If you work for the government, your First Amendment protections depend on whether you are speaking as a citizen on a matter of public concern or as an employee carrying out your job duties. Courts use what is known as the Pickering balancing test, which weighs your interest in speaking on public issues against the government’s interest in running an efficient workplace.19Constitution Annotated. Pickering Balancing Test for Government Employee Speech
There is a hard threshold, though. Under Garcetti v. Ceballos (2006), the Supreme Court held that when public employees make statements as part of their official duties, those statements receive no First Amendment protection at all.20Legal Information Institute. Garcetti v Ceballos A prosecutor who writes an internal memo questioning the legality of a search warrant is speaking as an employee, not as a citizen, and can be disciplined for it. A teacher who writes a letter to a local newspaper criticizing school board spending is more likely speaking as a citizen on a matter of public concern and has stronger protection. The distinction matters enormously, and it is where most government employee speech cases are won or lost.
Advertising and other commercial speech occupy a middle tier of protection. The government has more room to regulate commercial messages than political speech but cannot treat them as entirely unprotected. The Supreme Court’s four-part test from Central Hudson Gas & Electric v. Public Service Commission (1980) governs this area.21Justia U.S. Supreme Court Center. Central Hudson Gas and Elec v Public Svc Commn
First, the speech must concern lawful activity and not be misleading.
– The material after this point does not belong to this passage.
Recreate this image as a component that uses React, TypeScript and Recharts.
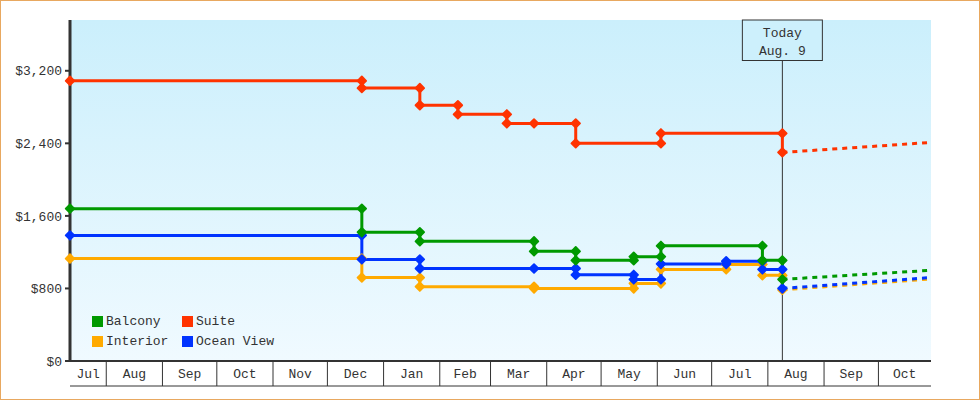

If it fails that threshold, it can be restricted freely. If the speech passes, the government must show it has a substantial interest in restricting it, that the restriction directly advances that interest, and that the restriction is not more extensive than necessary. This test is less demanding than strict scrutiny. The government does not need to use the least restrictive means available, but it cannot ban truthful commercial speech when a narrower regulation would accomplish its goals. A state can require disclaimers on certain advertisements, for example, but it generally cannot ban truthful advertising about a legal product just because officials disapprove of the product.
If a government official violates your First Amendment rights, the primary legal tool for seeking redress is a federal civil rights lawsuit under 42 U.S.C. § 1983. That statute allows you to sue any person who, acting under the authority of state or local law, deprives you of rights secured by the Constitution.22Office of the Law Revision Counsel. 42 USC 1983 – Civil Action for Deprivation of Rights You can seek monetary damages, injunctive relief ordering the government to stop the unlawful restriction, or both.
The most significant obstacle in these cases is qualified immunity. Government officials are shielded from personal liability unless their conduct violated a “clearly established” constitutional right that a reasonable official would have known about at the time.23Legal Information Institute. Qualified Immunity In practice, this means that even if your rights were violated, you may not recover damages if no prior court decision had clearly established that the specific type of conduct was unconstitutional. Courts resolve qualified immunity claims as early as possible in a case, often before discovery even begins. The defense protects against everything short of clear incompetence or knowing violations of the law. Filing fees for a federal civil lawsuit start at $405, and the legal costs of litigating a First Amendment case can be substantial, so these cases often depend on finding an attorney willing to work on contingency or a civil liberties organization willing to take the case.